MJ Biz report…
When Texas Gov. Greg Abbott signed a limited CBD bill into law last June, many cannabis professionals downplayed the move.
The measure seemed to be another bit of unworkable political posturing, primarily because it requires doctors to issue a “prescription” rather than provide patients with a simple recommendation to use CBD-heavy medicines.
That distinction is important: Doctors can theoretically lose their licenses for prescribing a Schedule I controlled substance, which is why every state with an active medical cannabis industry opts for recommendations.
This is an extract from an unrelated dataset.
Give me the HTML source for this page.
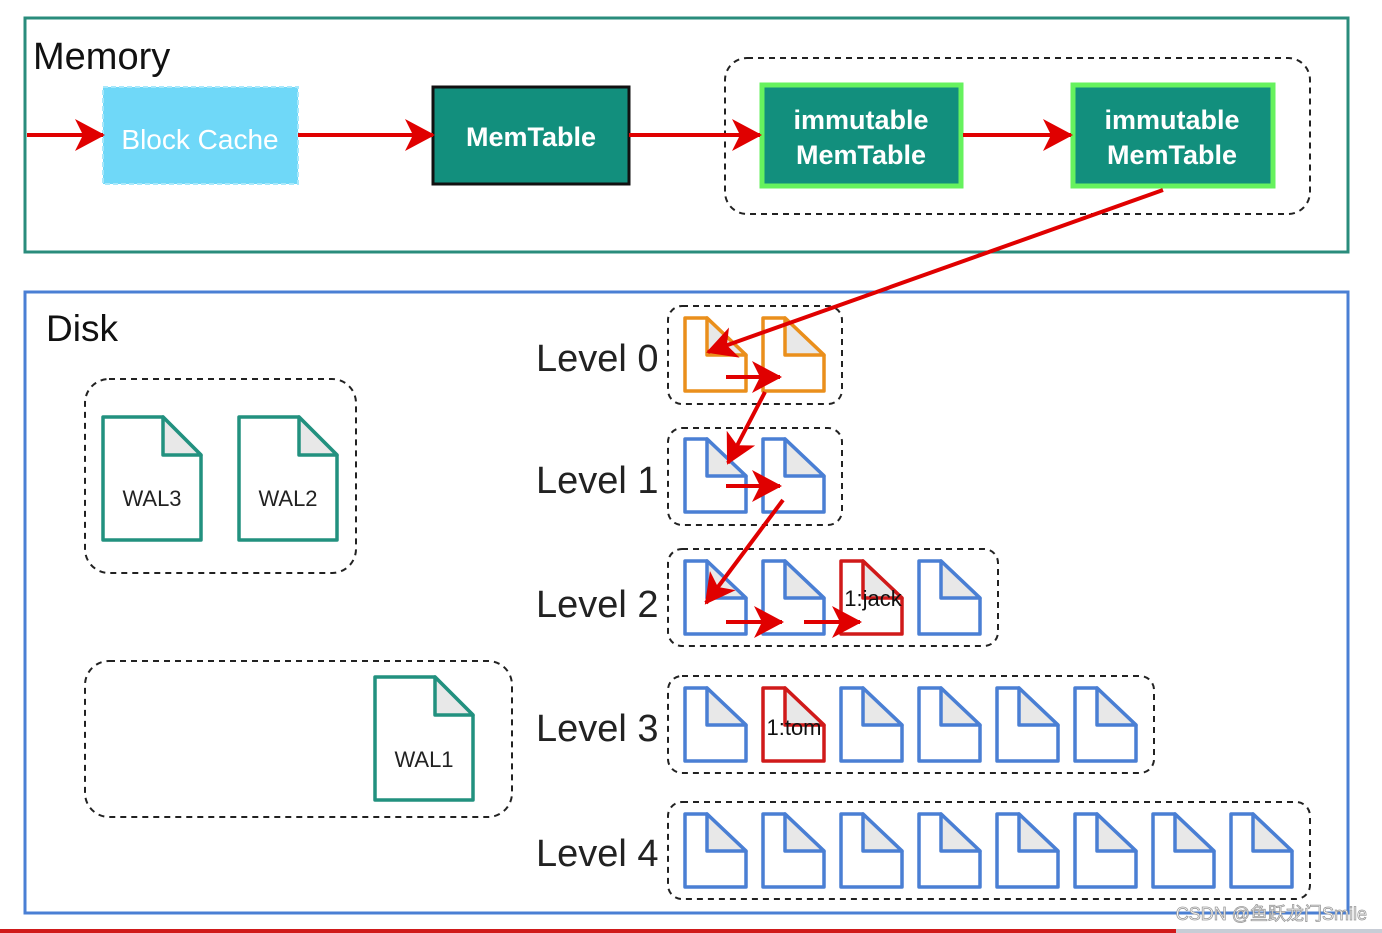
<!DOCTYPE html>
<html><head><meta charset="utf-8"><style>
html,body{margin:0;padding:0;background:#fff;}
svg{display:block;font-family:"Liberation Sans",Arial,sans-serif;}
</style></head><body>
<svg width="1382" height="933" viewBox="0 0 1382 933" xmlns="http://www.w3.org/2000/svg">
<defs>
<marker id="ah" markerUnits="userSpaceOnUse" markerWidth="30" markerHeight="32" refX="28" refY="16" orient="auto">
<path d="M0,0 L30,16 L0,32 L8,16 Z" fill="#e00000"/>
</marker>
<g id="f"><path d="M0,0 H22 L61,37 V73 H0 Z" fill="#fff" stroke-width="3.5" stroke-linejoin="round"/><path d="M22,0 V37 H61 Z" fill="#e8e8e8" stroke-width="3.5" stroke-linejoin="round"/></g>
<g id="w"><path d="M0,0 H60 L98,38 V123 H0 Z" fill="#fff" stroke-width="3.5" stroke-linejoin="round"/><path d="M60,0 V38 H98 Z" fill="#e8e8e8" stroke-width="3.5" stroke-linejoin="round"/></g>
</defs>

<!-- Memory -->
<rect x="25" y="18" width="1323" height="234" fill="none" stroke="#2a8c7c" stroke-width="3"/>
<text x="33" y="69" font-size="38" fill="#111">Memory</text>
<rect x="103" y="87" width="195" height="97" fill="#6fd8f8" stroke="#a8e8fb" stroke-width="2" stroke-dasharray="5,3"/>
<text x="200" y="149" font-size="28" fill="#fff" text-anchor="middle">Block Cache</text>
<rect x="433" y="87" width="196" height="97" fill="#128f7d" stroke="#111" stroke-width="3"/>
<text x="531" y="146" font-size="27" font-weight="bold" fill="#fff" text-anchor="middle">MemTable</text>
<rect x="725" y="58" width="585" height="156" rx="22" fill="none" stroke="#222" stroke-width="2" stroke-dasharray="6,5"/>
<rect x="762" y="85" width="199" height="101" fill="#128f7d" stroke="#66f25e" stroke-width="5"/>
<text x="861" y="129" font-size="27" font-weight="bold" fill="#fff" text-anchor="middle">immutable</text>
<text x="861" y="164" font-size="27" font-weight="bold" fill="#fff" text-anchor="middle">MemTable</text>
<rect x="1073" y="85" width="200" height="101" fill="#128f7d" stroke="#66f25e" stroke-width="5"/>
<text x="1172" y="129" font-size="27" font-weight="bold" fill="#fff" text-anchor="middle">immutable</text>
<text x="1172" y="164" font-size="27" font-weight="bold" fill="#fff" text-anchor="middle">MemTable</text>

<!-- Disk -->
<rect x="25" y="292" width="1323" height="621" fill="none" stroke="#4a7fd4" stroke-width="3"/>
<text x="46" y="341" font-size="37" fill="#111">Disk</text>
<rect x="85" y="379" width="271" height="194" rx="24" fill="none" stroke="#222" stroke-width="2" stroke-dasharray="6,5"/>
<rect x="85" y="661" width="427" height="156" rx="24" fill="none" stroke="#222" stroke-width="2" stroke-dasharray="6,5"/>
<use href="#w" x="103" y="417" stroke="#22917f"/>
<use href="#w" x="239" y="417" stroke="#22917f"/>
<use href="#w" x="375" y="677" stroke="#22917f"/>
<text x="152" y="506" font-size="22" fill="#222" text-anchor="middle">WAL3</text>
<text x="288" y="506" font-size="22" fill="#222" text-anchor="middle">WAL2</text>
<text x="424" y="767" font-size="22" fill="#222" text-anchor="middle">WAL1</text>

<g font-size="38" fill="#222">
<text x="536" y="371">Level 0</text>
<text x="536" y="493">Level 1</text>
<text x="536" y="617">Level 2</text>
<text x="536" y="741">Level 3</text>
<text x="536" y="866">Level 4</text>
</g>
<g fill="none" stroke="#222" stroke-width="2" stroke-dasharray="6,5">
<rect x="668" y="306" width="174" height="98" rx="14"/>
<rect x="668" y="428" width="174" height="97" rx="14"/>
<rect x="668" y="549" width="330" height="97" rx="14"/>
<rect x="668" y="676" width="486" height="97" rx="14"/>
<rect x="668" y="802" width="642" height="97" rx="14"/>
</g>
<use href="#f" x="685" y="318" stroke="#ea8f1c"/>
<use href="#f" x="763" y="318" stroke="#ea8f1c"/>
<use href="#f" x="685" y="439" stroke="#4a7fd4"/>
<use href="#f" x="763" y="439" stroke="#4a7fd4"/>
<use href="#f" x="685" y="561" stroke="#4a7fd4"/>
<use href="#f" x="763" y="561" stroke="#4a7fd4"/>
<use href="#f" x="841" y="561" stroke="#d01a1a"/>
<use href="#f" x="919" y="561" stroke="#4a7fd4"/>
<use href="#f" x="685" y="688" stroke="#4a7fd4"/>
<use href="#f" x="763" y="688" stroke="#d01a1a"/>
<use href="#f" x="841" y="688" stroke="#4a7fd4"/>
<use href="#f" x="919" y="688" stroke="#4a7fd4"/>
<use href="#f" x="997" y="688" stroke="#4a7fd4"/>
<use href="#f" x="1075" y="688" stroke="#4a7fd4"/>
<g stroke="#4a7fd4">
<use href="#f" x="685" y="814"/><use href="#f" x="763" y="814"/><use href="#f" x="841" y="814"/><use href="#f" x="919" y="814"/>
<use href="#f" x="997" y="814"/><use href="#f" x="1075" y="814"/><use href="#f" x="1153" y="814"/><use href="#f" x="1231" y="814"/>
</g>
<text x="873" y="606" font-size="22" fill="#111" text-anchor="middle">1:jack</text>
<text x="794" y="735" font-size="22" fill="#111" text-anchor="middle">1:tom</text>

<!-- arrows -->
<g stroke="#e00000" stroke-width="4" fill="none" marker-end="url(#ah)">
<line x1="27" y1="135" x2="103" y2="135"/>
<line x1="298" y1="135" x2="433" y2="135"/>
<line x1="629" y1="135" x2="760" y2="135"/>
<line x1="963" y1="135" x2="1071" y2="135"/>
<line x1="1163" y1="190" x2="708" y2="352"/>
<line x1="726" y1="377" x2="780" y2="377"/>
<line x1="765" y1="392" x2="728" y2="463"/>
<line x1="726" y1="486" x2="780" y2="486"/>
<line x1="783" y1="500" x2="706" y2="603"/>
<line x1="726" y1="622" x2="782" y2="622"/>
<line x1="804" y1="622" x2="860" y2="622"/>
</g>

<text x="1367" y="920" font-size="18" fill="#fff" stroke="#999" stroke-width="0.8" text-anchor="end" font-family="Liberation Sans, Noto Sans CJK SC, sans-serif">CSDN @鱼跃龙门Smile</text>
<rect x="0" y="929" width="1176" height="4" fill="#d01a1a"/>
<rect x="1176" y="929" width="206" height="4" fill="#c8cdd6"/>
</svg>
</body></html>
But there’s a growing sense of optimism that Texas will indeed be able to launch a CBD industry under the current law because the word prescription in this case has a very specific – and different – meaning. And interest levels from entrepreneurs in the state’s potential CBD market have reached a fever pitch.
“We’ve gotten dozens of calls about Texas, so much that we decided to actually host an event down there (in May)… just a sort of cannabusiness investment event to shape the discussion,” said Brian Vicente, one of the founders of the Denver-based cannabis powerhouse law firm Vicente Sederberg.
The state’s law is very limited. It includes just a single qualifying condition – intractable epilepsy – and only allows for the production, use and sale of CBD oils.
While doubts remain about whether the program will in fact launch, some observers close to the situation say the existing law is indeed workable.